[begin DATA]

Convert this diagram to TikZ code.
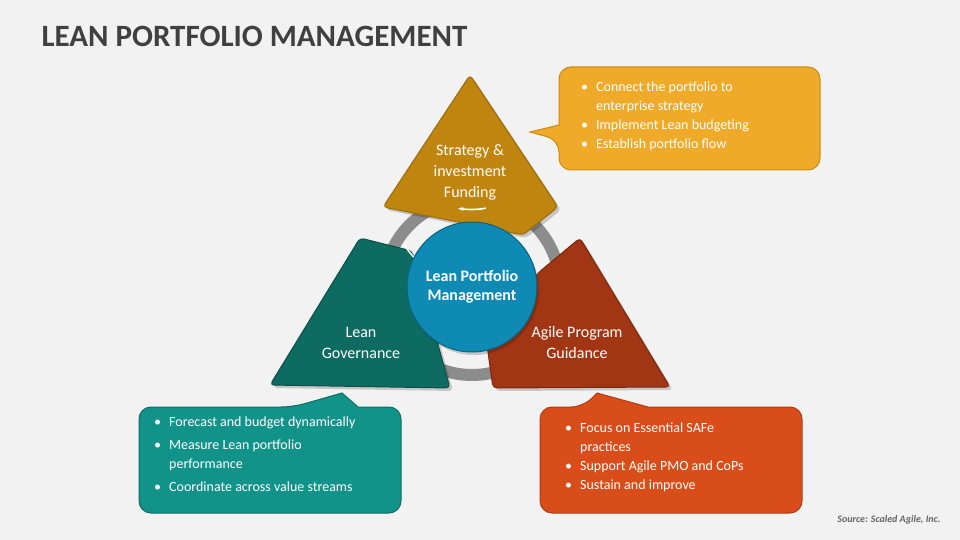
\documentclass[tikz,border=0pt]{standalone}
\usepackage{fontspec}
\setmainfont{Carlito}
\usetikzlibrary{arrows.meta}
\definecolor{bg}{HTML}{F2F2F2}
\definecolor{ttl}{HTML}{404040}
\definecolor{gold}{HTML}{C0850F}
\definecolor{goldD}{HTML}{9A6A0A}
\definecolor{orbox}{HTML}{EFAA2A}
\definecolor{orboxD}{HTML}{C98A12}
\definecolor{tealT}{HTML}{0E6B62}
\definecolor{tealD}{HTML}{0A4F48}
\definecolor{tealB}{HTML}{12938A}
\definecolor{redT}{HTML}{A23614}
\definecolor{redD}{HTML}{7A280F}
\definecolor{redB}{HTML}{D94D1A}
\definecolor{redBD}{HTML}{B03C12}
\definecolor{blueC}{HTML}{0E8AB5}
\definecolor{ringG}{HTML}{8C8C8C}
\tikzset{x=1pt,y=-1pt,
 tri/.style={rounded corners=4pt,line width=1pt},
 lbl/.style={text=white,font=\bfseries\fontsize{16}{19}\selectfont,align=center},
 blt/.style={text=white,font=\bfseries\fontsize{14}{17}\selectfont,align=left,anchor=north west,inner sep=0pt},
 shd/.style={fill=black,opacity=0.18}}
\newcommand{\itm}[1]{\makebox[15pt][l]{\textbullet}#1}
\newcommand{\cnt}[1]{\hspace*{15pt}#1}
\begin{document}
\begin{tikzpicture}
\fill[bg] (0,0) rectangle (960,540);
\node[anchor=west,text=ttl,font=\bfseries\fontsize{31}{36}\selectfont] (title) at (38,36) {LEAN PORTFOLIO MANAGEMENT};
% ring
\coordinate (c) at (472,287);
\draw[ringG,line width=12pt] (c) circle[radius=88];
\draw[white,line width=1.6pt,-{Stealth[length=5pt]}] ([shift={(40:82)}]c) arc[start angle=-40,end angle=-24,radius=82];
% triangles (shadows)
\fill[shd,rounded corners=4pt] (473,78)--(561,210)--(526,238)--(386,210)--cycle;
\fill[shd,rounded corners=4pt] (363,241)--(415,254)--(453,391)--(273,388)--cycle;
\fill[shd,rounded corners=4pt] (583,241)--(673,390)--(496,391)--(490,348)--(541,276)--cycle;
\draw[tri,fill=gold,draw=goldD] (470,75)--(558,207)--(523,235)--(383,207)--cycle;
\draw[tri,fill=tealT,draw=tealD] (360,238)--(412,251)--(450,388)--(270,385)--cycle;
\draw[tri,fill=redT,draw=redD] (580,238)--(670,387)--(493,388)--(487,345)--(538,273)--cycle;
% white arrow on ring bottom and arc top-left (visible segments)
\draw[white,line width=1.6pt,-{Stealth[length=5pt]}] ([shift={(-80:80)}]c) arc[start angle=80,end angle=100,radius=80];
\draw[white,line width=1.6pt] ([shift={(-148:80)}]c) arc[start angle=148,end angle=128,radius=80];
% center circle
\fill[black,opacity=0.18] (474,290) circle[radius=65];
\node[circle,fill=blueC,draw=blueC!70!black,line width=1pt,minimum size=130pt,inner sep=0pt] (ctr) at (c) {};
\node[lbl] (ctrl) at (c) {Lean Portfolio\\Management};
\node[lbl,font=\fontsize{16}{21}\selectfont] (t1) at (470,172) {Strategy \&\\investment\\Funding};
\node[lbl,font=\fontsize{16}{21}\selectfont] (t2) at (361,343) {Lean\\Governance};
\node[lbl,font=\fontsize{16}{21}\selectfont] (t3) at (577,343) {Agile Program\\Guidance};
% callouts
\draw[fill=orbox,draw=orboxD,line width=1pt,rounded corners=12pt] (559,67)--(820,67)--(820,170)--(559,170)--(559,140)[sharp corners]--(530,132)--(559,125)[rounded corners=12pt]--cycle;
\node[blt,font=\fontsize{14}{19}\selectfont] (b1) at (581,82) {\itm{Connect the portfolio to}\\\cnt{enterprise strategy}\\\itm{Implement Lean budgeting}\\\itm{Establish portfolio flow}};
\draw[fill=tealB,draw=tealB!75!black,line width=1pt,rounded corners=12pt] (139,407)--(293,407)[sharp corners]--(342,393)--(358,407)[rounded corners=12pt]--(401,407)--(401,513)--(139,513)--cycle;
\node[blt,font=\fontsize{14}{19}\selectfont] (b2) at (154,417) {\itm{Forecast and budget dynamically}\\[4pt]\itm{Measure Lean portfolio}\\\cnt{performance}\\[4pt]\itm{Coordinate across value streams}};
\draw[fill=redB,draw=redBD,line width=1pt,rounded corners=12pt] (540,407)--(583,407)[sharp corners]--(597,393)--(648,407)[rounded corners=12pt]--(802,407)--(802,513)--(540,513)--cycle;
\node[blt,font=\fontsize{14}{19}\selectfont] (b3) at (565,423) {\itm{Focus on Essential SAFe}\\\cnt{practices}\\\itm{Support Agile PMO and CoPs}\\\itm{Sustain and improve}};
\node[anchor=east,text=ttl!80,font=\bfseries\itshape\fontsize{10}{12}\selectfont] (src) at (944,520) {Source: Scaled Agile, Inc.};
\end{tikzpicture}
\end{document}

[end DATA]

WHAT IS ASKED: Print out the material word for word, omitting the pictures.

ANSWER IN FULL:
Convert this diagram to TikZ code.
\documentclass[tikz,border=0pt]{standalone}
\usepackage{fontspec}
\setmainfont{Carlito}
\usetikzlibrary{arrows.meta}
\definecolor{bg}{HTML}{F2F2F2}
\definecolor{ttl}{HTML}{404040}
\definecolor{gold}{HTML}{C0850F}
\definecolor{goldD}{HTML}{9A6A0A}
\definecolor{orbox}{HTML}{EFAA2A}
\definecolor{orboxD}{HTML}{C98A12}
\definecolor{tealT}{HTML}{0E6B62}
\definecolor{tealD}{HTML}{0A4F48}
\definecolor{tealB}{HTML}{12938A}
\definecolor{redT}{HTML}{A23614}
\definecolor{redD}{HTML}{7A280F}
\definecolor{redB}{HTML}{D94D1A}
\definecolor{redBD}{HTML}{B03C12}
\definecolor{blueC}{HTML}{0E8AB5}
\definecolor{ringG}{HTML}{8C8C8C}
\tikzset{x=1pt,y=-1pt,
 tri/.style={rounded corners=4pt,line width=1pt},
 lbl/.style={text=white,font=\bfseries\fontsize{16}{19}\selectfont,align=center},
 blt/.style={text=white,font=\bfseries\fontsize{14}{17}\selectfont,align=left,anchor=north west,inner sep=0pt},
 shd/.style={fill=black,opacity=0.18}}
\newcommand{\itm}[1]{\makebox[15pt][l]{\textbullet}#1}
\newcommand{\cnt}[1]{\hspace*{15pt}#1}
\begin{document}
\begin{tikzpicture}
\fill[bg] (0,0) rectangle (960,540);
\node[anchor=west,text=ttl,font=\bfseries\fontsize{31}{36}\selectfont] (title) at (38,36) {LEAN PORTFOLIO MANAGEMENT};
% ring
\coordinate (c) at (472,287);
\draw[ringG,line width=12pt] (c) circle[radius=88];
\draw[white,line width=1.6pt,-{Stealth[length=5pt]}] ([shift={(40:82)}]c) arc[start angle=-40,end angle=-24,radius=82];
% triangles (shadows)
\fill[shd,rounded corners=4pt] (473,78)--(561,210)--(526,238)--(386,210)--cycle;
\fill[shd,rounded corners=4pt] (363,241)--(415,254)--(453,391)--(273,388)--cycle;
\fill[shd,rounded corners=4pt] (583,241)--(673,390)--(496,391)--(490,348)--(541,276)--cycle;
\draw[tri,fill=gold,draw=goldD] (470,75)--(558,207)--(523,235)--(383,207)--cycle;
\draw[tri,fill=tealT,draw=tealD] (360,238)--(412,251)--(450,388)--(270,385)--cycle;
\draw[tri,fill=redT,draw=redD] (580,238)--(670,387)--(493,388)--(487,345)--(538,273)--cycle;
% white arrow on ring bottom and arc top-left (visible segments)
\draw[white,line width=1.6pt,-{Stealth[length=5pt]}] ([shift={(-80:80)}]c) arc[start angle=80,end angle=100,radius=80];
\draw[white,line width=1.6pt] ([shift={(-148:80)}]c) arc[start angle=148,end angle=128,radius=80];
% center circle
\fill[black,opacity=0.18] (474,290) circle[radius=65];
\node[circle,fill=blueC,draw=blueC!70!black,line width=1pt,minimum size=130pt,inner sep=0pt] (ctr) at (c) {};
\node[lbl] (ctrl) at (c) {Lean Portfolio\\Management};
\node[lbl,font=\fontsize{16}{21}\selectfont] (t1) at (470,172) {Strategy \&\\investment\\Funding};
\node[lbl,font=\fontsize{16}{21}\selectfont] (t2) at (361,343) {Lean\\Governance};
\node[lbl,font=\fontsize{16}{21}\selectfont] (t3) at (577,343) {Agile Program\\Guidance};
% callouts
\draw[fill=orbox,draw=orboxD,line width=1pt,rounded corners=12pt] (559,67)--(820,67)--(820,170)--(559,170)--(559,140)[sharp corners]--(530,132)--(559,125)[rounded corners=12pt]--cycle;
\node[blt,font=\fontsize{14}{19}\selectfont] (b1) at (581,82) {\itm{Connect the portfolio to}\\\cnt{enterprise strategy}\\\itm{Implement Lean budgeting}\\\itm{Establish portfolio flow}};
\draw[fill=tealB,draw=tealB!75!black,line width=1pt,rounded corners=12pt] (139,407)--(293,407)[sharp corners]--(342,393)--(358,407)[rounded corners=12pt]--(401,407)--(401,513)--(139,513)--cycle;
\node[blt,font=\fontsize{14}{19}\selectfont] (b2) at (154,417) {\itm{Forecast and budget dynamically}\\[4pt]\itm{Measure Lean portfolio}\\\cnt{performance}\\[4pt]\itm{Coordinate across value streams}};
\draw[fill=redB,draw=redBD,line width=1pt,rounded corners=12pt] (540,407)--(583,407)[sharp corners]--(597,393)--(648,407)[rounded corners=12pt]--(802,407)--(802,513)--(540,513)--cycle;
\node[blt,font=\fontsize{14}{19}\selectfont] (b3) at (565,423) {\itm{Focus on Essential SAFe}\\\cnt{practices}\\\itm{Support Agile PMO and CoPs}\\\itm{Sustain and improve}};
\node[anchor=east,text=ttl!80,font=\bfseries\itshape\fontsize{10}{12}\selectfont] (src) at (944,520) {Source: Scaled Agile, Inc.};
\end{tikzpicture}
\end{document}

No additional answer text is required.